From the last chapter of Os Guiness, The Call:
No one has captured this more profoundly than George MacDonald in his sermon “The New Name” from Unspoken Sermons. In his message in Revelation to the Church in Pergamum, Jesus promised “a white stone with a new name written on it, known only to him who receives it.” MacDonald pointed out in good biblical fashion that “the true name is one which expresses the character, the nature, the meaning of the person who bears it. It is the man’s own symbol — his soul’s picture, in a word — the sign which belongs to him and no one else. Who can give a man this, his own nature? God alone. For no one but God sees what a man is.”
But then, in a hauntingly suggestive passage, MacDonald went further and gave the lie to all who think that “discovering our giftedness and calling” and “fulfilling the real you” is a simple and straightforward matter.
It is only when the man has become his name that God gives him the stone with the name upon it, for then first can he understand what his name signifies. It is the blossom, the perfection, the completeness, that determines the name: and God foresees that from the first because He made it so: but the tree of the soul, before its blossom comes, cannot understand what blossom it is to bear and could not know what the word meant, which, in representing its own unarrived completeness, named itself.
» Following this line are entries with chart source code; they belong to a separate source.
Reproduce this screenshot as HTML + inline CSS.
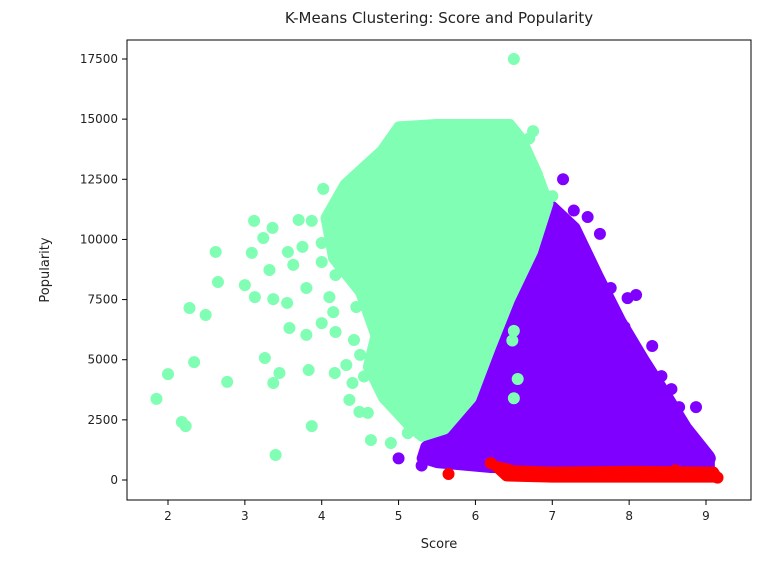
<!DOCTYPE html>
<html><head><meta charset="utf-8"><style>
body{margin:0;background:#fff;}
svg text{font-family:"DejaVu Sans","Liberation Sans",sans-serif;fill:#222;}
</style></head><body>
<svg id="chart" width="772" height="557" xmlns="http://www.w3.org/2000/svg">
<g id="plot"></g>
<rect x="127" y="40" width="624" height="460" fill="none" stroke="#000" stroke-width="1"/>
<g id="axes"></g>
<text x="439" y="23" text-anchor="middle" font-size="15">K-Means Clustering: Score and Popularity</text>
<text x="439" y="548" text-anchor="middle" font-size="13">Score</text>
<text x="49" y="270" text-anchor="middle" font-size="13" transform="rotate(-90 49 270)">Popularity</text>
</svg>
<script>
const xTicks=[2,3,4,5,6,7,8,9];
const yTicks=[0,2500,5000,7500,10000,12500,15000,17500];
const purpleRegion=[[5.3,900],[5.5,700],[6.2,500],[7.0,450],[8.0,450],[9.05,450],[9.05,1000],[8.75,2200],[8.5,3500],[8.2,5000],[7.9,6600],[7.6,8500],[7.3,10500],[7.0,11400],[6.8,10500],[6.5,7500],[6.2,5000],[6.0,3300],[5.6,2000],[5.35,1400]];
const redRegion=[[6.25,600],[6.5,400],[7.0,350],[8.0,380],[9.1,350],[9.15,100],[7.0,100],[6.4,150]];
const greenRegion=[[4.78,13700],[5.0,14700],[5.5,14800],[6.45,14800],[6.6,14200],[6.8,12800],[6.95,11500],[6.75,9500],[6.45,7500],[6.2,5500],[5.95,3400],[5.6,2100],[5.3,1800],[5.15,2200],[4.8,3400],[4.6,4700],[4.7,6000],[4.5,7800],[4.15,9200],[4.05,10900],[4.3,12300]];
const greenPoints=[[3.12,10770],[3.36,10480],[3.7,10810],[3.87,10770],[4.02,12100],[2.62,9480],[3.09,9440],[3.24,10060],[3.56,9480],[3.75,9690],[4.0,9850],[3.32,8730],[3.63,8940],[4.0,9060],[4.18,8520],[2.65,8230],[3.0,8100],[3.13,7600],[3.37,7520],[3.55,7360],[3.8,7980],[4.1,7600],[4.45,7190],[4.15,6980],[2.28,7150],[2.49,6860],[3.58,6320],[3.8,6030],[4.0,6520],[4.18,6150],[4.42,5820],[2.34,4900],[2.0,4400],[1.85,3370],[2.77,4080],[3.26,5070],[3.45,4450],[3.37,4030],[3.83,4570],[4.17,4450],[4.32,4780],[4.4,4030],[4.36,3330],[4.49,2830],[4.6,2790],[2.18,2410],[2.23,2240],[3.87,2240],[3.4,1040],[4.64,1660],[4.9,1540],[5.12,1950],[4.5,5200],[4.55,4300],[6.5,17500],[6.55,4200],[6.5,3400],[6.5,6200],[6.48,5800],[6.7,14200],[6.8,12700],[6.75,14500],[7.0,11800]];
const purplePoints=[[5.0,900],[5.3,600],[7.14,12500],[7.28,11200],[7.46,10930],[7.62,10230],[7.76,7980],[7.98,7560],[8.09,7690],[7.94,6360],[8.3,5570],[8.42,4320],[8.55,3780],[8.65,3030],[8.87,3030],[8.9,1500],[9.05,900]];
const redPoints=[[5.65,250],[6.2,700],[6.4,450],[8.6,400],[9.15,100]];
const NS="http://www.w3.org/2000/svg";
const L=127,R=751,T=40,B=500;
function xs(v){return 168+(v-2)*(706-168)/7;}
function ys(v){return 480-v*(480-59)/17500;}
const plot=document.getElementById('plot'),axes=document.getElementById('axes');
function region(pts,color,name){
  const p=document.createElementNS(NS,'polygon');
  p.setAttribute('points',pts.map(d=>xs(d[0])+','+ys(d[1])).join(' '));
  p.setAttribute('fill',color);p.setAttribute('stroke',color);
  p.setAttribute('stroke-width','10');p.setAttribute('stroke-linejoin','round');
  
  
  plot.appendChild(p);
}
function points(pts,color,name){
  pts.forEach(d=>{
    const c=document.createElementNS(NS,'circle');
    c.setAttribute('cx',xs(d[0]));c.setAttribute('cy',ys(d[1]));c.setAttribute('r','6');
    c.setAttribute('fill',color);
    
    
    plot.appendChild(c);
  });
}
const PU='#8000ff',GR='#80feb3',RD='#ff0000';
region(purpleRegion,PU,'purple-cluster-area');
points(purplePoints,PU,'purple-cluster-point');
region(redRegion,RD,'red-cluster-area');
points(redPoints,RD,'red-cluster-point');
region(greenRegion,GR,'green-cluster-area');
points(greenPoints,GR,'green-cluster-point');
xTicks.forEach(v=>{
  const x=xs(v);
  const l=document.createElementNS(NS,'line');
  l.setAttribute('x1',x);l.setAttribute('x2',x);l.setAttribute('y1',B);l.setAttribute('y2',B+5);l.setAttribute('stroke','#000');
  
  
  axes.appendChild(l);
  const t=document.createElementNS(NS,'text');
  t.setAttribute('x',x);t.setAttribute('y',B+20);t.setAttribute('text-anchor','middle');t.setAttribute('font-size','12');
  t.textContent=v;
  
  
  axes.appendChild(t);
});
yTicks.forEach(v=>{
  const y=ys(v);
  const l=document.createElementNS(NS,'line');
  l.setAttribute('x1',L-5);l.setAttribute('x2',L);l.setAttribute('y1',y);l.setAttribute('y2',y);l.setAttribute('stroke','#000');
  
  
  axes.appendChild(l);
  const t=document.createElementNS(NS,'text');
  t.setAttribute('x',L-9);t.setAttribute('y',y+4);t.setAttribute('text-anchor','end');t.setAttribute('font-size','12');
  t.textContent=v;
  
  
  axes.appendChild(t);
});
</script>
</body></html>
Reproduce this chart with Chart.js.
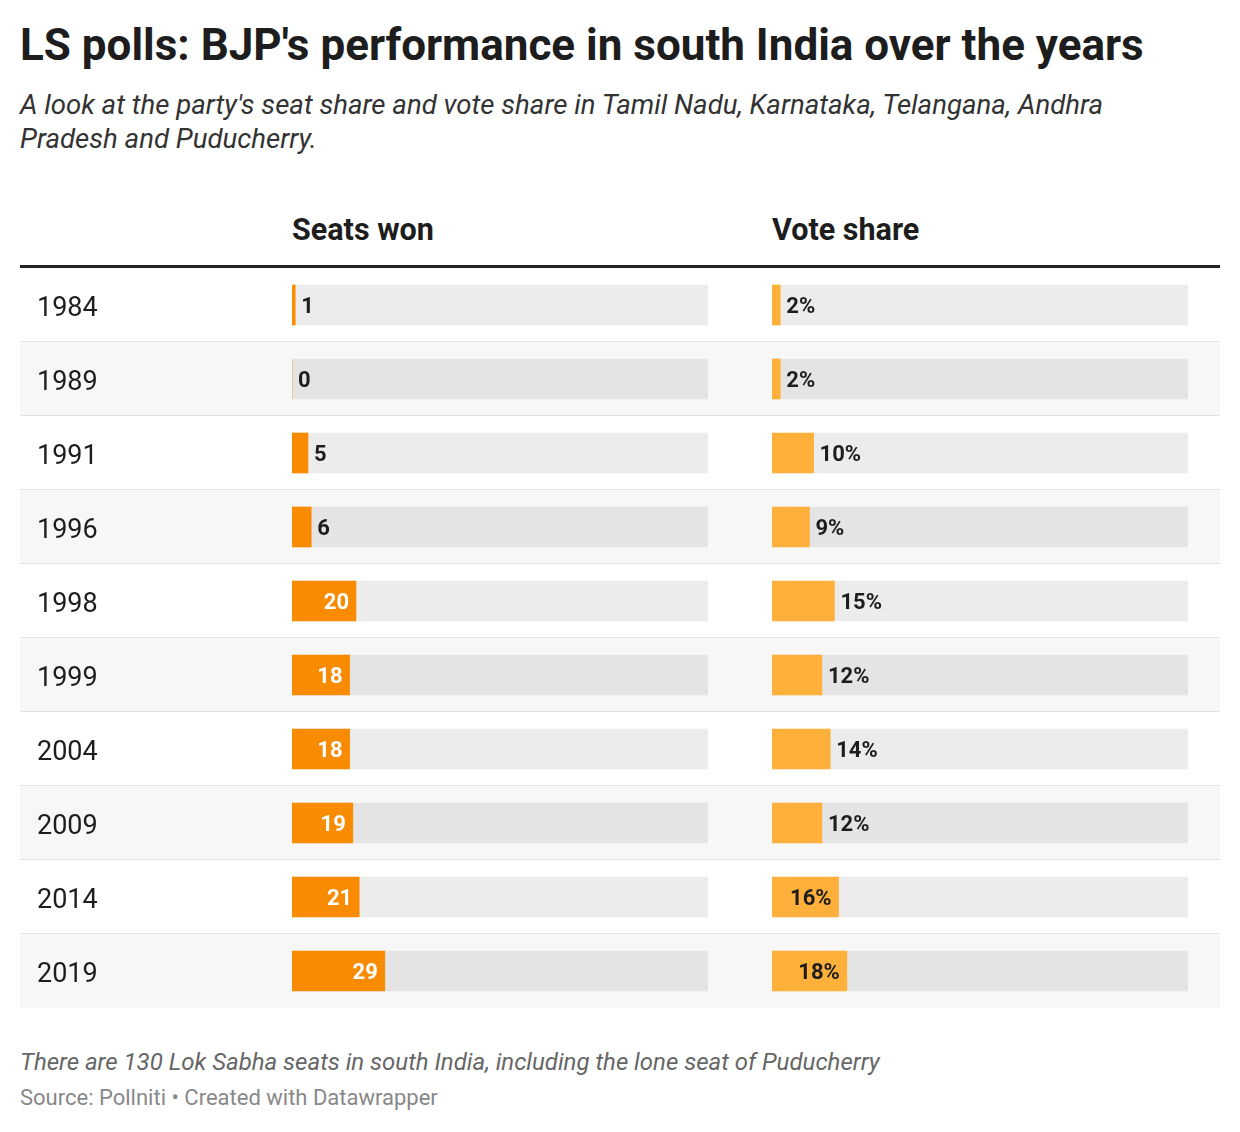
<!DOCTYPE html>
<html>
<head>
<meta charset="utf-8">
<script src="https://cdn.jsdelivr.net/npm/chart.js@4/dist/chart.umd.min.js"></script>
<style>
    body { margin: 0; background: #fff; font-family: Roboto, sans-serif; color: #1d1d1d; }
    .wrap { position: relative; width: 1240px; height: 1132px; }
    h1 { position: absolute; left: 20px; top: 19px; margin: 0; font-size: 44px; font-weight: 700; line-height: 52px; }
    .sub { position: absolute; left: 20px; top: 88px; width: 1170px; margin: 0; font-size: 27.6px; font-style: italic; line-height: 34px; color: #333; }
    .head { position: absolute; top: 212px; font-size: 30.5px; font-weight: 700; }
    .rule { position: absolute; left: 20px; top: 265px; width: 1200px; height: 3px; background: #222; }
    .rows { position: absolute; left: 20px; top: 268px; width: 1200px; }
    .row { height: 73px; border-bottom: 1px solid #e3e3e3; }
    .row:nth-child(even) { background: #f7f7f7; }
    .row:last-child { border-bottom: 1px solid transparent; }
    canvas { position: absolute; top: 268px; }
    .note { position: absolute; left: 20px; top: 1048px; font-size: 24px; font-style: italic; color: #666; }
    .src { position: absolute; left: 20px; top: 1085px; font-size: 22px; color: #888; }
</style>
</head>
<body>
<div class="wrap">
    <h1>LS polls: BJP's performance in south India over the years</h1>
    <p class="sub">A look at the party's seat share and vote share in Tamil Nadu, Karnataka, Telangana, Andhra Pradesh and Puducherry.</p>
    <div class="head" style="left: 292px;">Seats won</div>
    <div class="head" style="left: 772px;">Vote share</div>
    <div class="rows" id="rows"></div>
    <div class="rule"></div>
    <canvas id="seatsChart" width="688" height="740" style="left: 20px;"></canvas>
    <canvas id="voteChart" width="416" height="740" style="left: 772px;"></canvas>
    <div class="note">There are 130 Lok Sabha seats in south India, including the lone seat of Puducherry</div>
    <div class="src">Source: Pollniti • Created with Datawrapper</div>
</div>
<script>
const years = ["1984", "1989", "1991", "1996", "1998", "1999", "2004", "2009", "2014", "2019"];
const seatsWon = [1, 0, 5, 6, 20, 18, 18, 19, 21, 29];
const voteShare = [2, 2, 10, 9, 15, 12, 14, 12, 16, 18];
const totalSeats = 130;
const fullVote = 100;

// writes the value next to (or inside) each bar
const barLabels = {
    id: "barLabels",
    afterDatasetsDraw(chart, args, opts) {
        const ctx = chart.ctx;
        const values = chart.data.datasets[0].data;
        ctx.save();
        ctx.font = "bold 22px Roboto";
        ctx.textBaseline = "middle";
        chart.getDatasetMeta(0).data.forEach((bar, i) => {
            const text = values[i] + opts.suffix;
            if (values[i] >= opts.insideFrom) {
                ctx.textAlign = "right";
                ctx.fillStyle = opts.insideColor;
                ctx.fillText(text, bar.x - 7, bar.y + 2);
            } else {
                ctx.textAlign = "left";
                ctx.fillStyle = "#1d1d1d";
                ctx.fillText(text, bar.x + 6, bar.y + 2);
            }
        });
        ctx.restore();
    },
};

document.addEventListener("DOMContentLoaded", () => {
    const rows = document.getElementById("rows");
    years.forEach(() => {
        const row = document.createElement("div");
        row.className = "row";
        rows.appendChild(row);
    });
    Chart.defaults.font.family = "Roboto";
    showBars("seatsChart", seatsWon, totalSeats, "#f98b00", { suffix: "", insideFrom: 18, insideColor: "#ffffff" }, true);
    showBars("voteChart", voteShare, fullVote, "#ffb03b", { suffix: "%", insideFrom: 16, insideColor: "#1d1d1d" }, false);
});

function showBars(canvasId, values, max, color, labelOpts, withYears) {
    const ctx = document.getElementById(canvasId).getContext("2d");
    new Chart(ctx, {
        type: "bar",
        data: {
            labels: years,
            datasets: [
                {
                    data: values,
                    backgroundColor: color,
                    grouped: false,
                    order: 0,
                },
                {
                    data: years.map(() => max),
                    backgroundColor: "rgba(0, 0, 0, 0.075)",
                    grouped: false,
                    order: 1,
                },
            ],
        },
        options: {
            indexAxis: "y",
            responsive: false,
            animation: false,
            barThickness: 40,
            borderWidth: 0,
            layout: {
                padding: { left: withYears ? 17 : 0, right: 0, top: 0, bottom: 0 },
            },
            scales: {
                x: { display: false, min: 0, max: max },
                y: {
                    display: withYears,
                    grid: { display: false },
                    border: { display: false },
                    ticks: {
                        crossAlign: "far",
                        labelOffset: 4,
                        color: "#1d1d1d",
                        font: { size: 27 },
                    },
                    afterFit: (scale) => {
                        if (!withYears) return;
                        scale.width = 255; // year column up to the bars
                        scale.paddingTop = 0;
                        scale.paddingBottom = 0;
                    },
                },
            },
            plugins: {
                legend: { display: false },
                tooltip: { enabled: false },
                barLabels: labelOpts,
            },
        },
        plugins: [barLabels],
    });
}
</script>
</body>
</html>
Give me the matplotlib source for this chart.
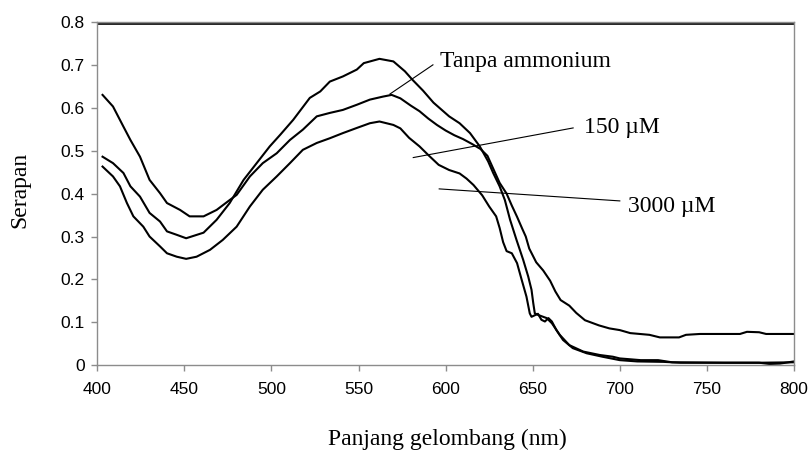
import matplotlib
matplotlib.use("Agg")
import matplotlib.pyplot as plt

# Absorption spectra (wavelength in nm, absorbance)
tanpa_nm = [403, 409, 415, 419, 424.5, 430, 436, 440, 447.5, 453, 461, 468.5, 476, 480,
            487.6, 495, 503, 510.6, 518, 526, 533.5, 541, 549, 556.5, 564, 569, 574, 580,
            585, 590, 595, 600, 605, 610, 615, 620, 624, 628, 631, 635, 638, 641, 644, 646,
            648, 652, 656, 660, 663, 666, 671, 675, 680, 688, 694, 700, 706, 717, 723, 734,
            738, 746, 769, 773, 780, 784, 800]
tanpa_abs = [0.630, 0.603, 0.556, 0.525, 0.486, 0.432, 0.401, 0.378, 0.362, 0.347, 0.347,
             0.362, 0.385, 0.397, 0.440, 0.471, 0.494, 0.525, 0.549, 0.580, 0.588, 0.595,
             0.607, 0.619, 0.626, 0.630, 0.622, 0.605, 0.592, 0.575, 0.560, 0.547, 0.536,
             0.527, 0.516, 0.504, 0.488, 0.452, 0.425, 0.400, 0.372, 0.346, 0.318, 0.300,
             0.272, 0.240, 0.221, 0.197, 0.172, 0.152, 0.139, 0.122, 0.105, 0.093, 0.086,
             0.082, 0.075, 0.071, 0.065, 0.065, 0.071, 0.073, 0.073, 0.078, 0.077, 0.073,
             0.073]

nm_150 = [403, 409, 415, 419, 424.5, 430, 436, 440, 445.6, 451, 461, 468.5, 476, 484,
          491.5, 499, 505, 512.5, 522, 528, 533.5, 541, 549, 553, 562, 570, 576.6, 581, 587,
          593, 602, 608, 614, 619.6, 624.4, 627.3, 631, 634, 637, 640.7, 644.5, 647.4,
          649.3, 650.3, 651.2, 653.3, 658, 661, 665.5, 671, 679, 688.5, 696, 700, 712, 722,
          730, 760, 780, 786, 792, 800]
abs_150 = [0.486, 0.471, 0.448, 0.417, 0.393, 0.355, 0.335, 0.312, 0.304, 0.296, 0.309,
           0.339, 0.378, 0.432, 0.471, 0.510, 0.537, 0.572, 0.623, 0.638, 0.661, 0.673,
           0.689, 0.704, 0.714, 0.708, 0.685, 0.665, 0.640, 0.612, 0.580, 0.564, 0.541,
           0.510, 0.475, 0.448, 0.417, 0.385, 0.339, 0.292, 0.246, 0.207, 0.176, 0.145,
           0.121, 0.117, 0.110, 0.098, 0.071, 0.047, 0.032, 0.024, 0.020, 0.016, 0.012,
           0.012, 0.007, 0.006, 0.006, 0.003, 0.004, 0.009]

nm_3000 = [403, 409, 413, 417, 420.7, 426.4, 430, 436, 440, 445.6, 451, 457, 464.7, 472,
           480, 487.6, 495, 503, 510.6, 518, 526, 533.5, 541, 549, 556.5, 562, 570, 574,
           579, 585, 590, 596, 602, 608, 612, 616, 621, 625, 629, 631, 633, 635, 638, 641,
           643.6, 646.4, 648.3, 649.3, 653, 655, 657, 659, 661, 663.6, 667.4, 673, 681, 690,
           700, 710, 725, 735, 760, 780, 800]
abs_3000 = [0.463, 0.440, 0.417, 0.378, 0.347, 0.323, 0.300, 0.277, 0.261, 0.253, 0.248,
            0.253, 0.269, 0.292, 0.323, 0.370, 0.409, 0.440, 0.471, 0.502, 0.518, 0.529,
            0.541, 0.553, 0.564, 0.568, 0.560, 0.552, 0.530, 0.510, 0.490, 0.467, 0.455,
            0.447, 0.435, 0.420, 0.396, 0.370, 0.347, 0.320, 0.287, 0.266, 0.261, 0.238,
            0.200, 0.160, 0.121, 0.113, 0.120, 0.106, 0.102, 0.110, 0.102, 0.082, 0.059,
            0.040, 0.028, 0.020, 0.012, 0.009, 0.008, 0.006, 0.006, 0.006, 0.007]

x_ticks = [400, 450, 500, 550, 600, 650, 700, 750, 800]
y_ticks = [0, 0.1, 0.2, 0.3, 0.4, 0.5, 0.6, 0.7, 0.8]
y_tick_labels = ['0', '0.1', '0.2', '0.3', '0.4', '0.5', '0.6', '0.7', '0.8']

serif = 'Liberation Serif'
sans = 'Liberation Sans'
grey = '#8c8c8c'

fig = plt.figure(figsize=(8.11, 4.53), dpi=100)
ax = fig.add_axes([0.12, 0.1936, 0.859, 0.758])

for xs, ys in [(tanpa_nm, tanpa_abs), (nm_150, abs_150), (nm_3000, abs_3000)]:
    ax.plot(xs, ys, color='black', lw=1.5, solid_joinstyle='round')

ax.set_xlim(400, 800)
ax.set_ylim(0, 0.8)
ax.set_xticks(x_ticks)
ax.set_xticklabels([str(v) for v in x_ticks], fontfamily=sans, fontsize=12.5)
ax.set_yticks(y_ticks)
ax.set_yticklabels(y_tick_labels, fontfamily=sans, fontsize=12.5)
ax.tick_params(direction='out', length=4, width=1, color=grey)
ax.tick_params(axis='x', pad=8)
ax.tick_params(axis='y', pad=5)

for side in ['left', 'bottom', 'right', 'top']:
    ax.spines[side].set_color(grey)
    ax.spines[side].set_linewidth(1)
# dark rule just under the top frame
ax.axhline(0.795, color='black', lw=1.2)

# labels with leader lines
ax.plot([568, 592.7], [0.632, 0.700], color='black', lw=0.8)
ax.text(596.5, 0.707, 'Tanpa ammonium', fontfamily=serif, fontsize=17, va='center', ha='left')
ax.plot([581.4, 673.2], [0.484, 0.553], color='black', lw=0.8)
ax.text(679.5, 0.553, '150 µM', fontfamily=serif, fontsize=17, va='center', ha='left')
ax.plot([596.3, 700], [0.411, 0.383], color='black', lw=0.8)
ax.text(704.5, 0.370, '3000 µM', fontfamily=serif, fontsize=17, va='center', ha='left')

fig.text(0.025, 0.58, 'Serapan', rotation=90, fontfamily=serif, fontsize=17,
         va='center', ha='center')
fig.text(0.552, 0.03, 'Panjang gelombang (nm)', fontfamily=serif, fontsize=17,
         va='center', ha='center')

fig.savefig('out.png', dpi=100)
Such a name cannot be given until the man is the name. God’s name for the man must be the expression of His own idea of the man, that being whom He had in his thought when he began to make the child, and whom He keeps in His thought through the long process of creation that went to realize the idea. To tell the name is to seal the success — to say “In thee also I am well pleased.”
Perhaps you are frustrated by the gap that still remains between your vision and your accomplishment. Or you may be depressed by the pages of your life that are blotched with compromises, failures, betrayals, and sin. You have had your saw. Other may have had their say. But make no judgements and draw no conclusions until the scaffolding of history is stripped away and you see what it means for God to have had his saw — and made you what you were called to be.
We are “called to be.” Who dares set against this sublime vision the crude insult of being “constrained to be,” the puny audacity of “the courage to be” or the pedestrian fatalism of being “constituted to be”? From its awesome beginning, when a voice was heard but no figure seen, to its soaring climax, when God will unveil his design for all his children at our Last Call, the character and purpose of calling beggar the imagination and thrill the heart and soul of all but the most deaf and unresponsive.
I hope that’s encouraging to all you readers as it is to me!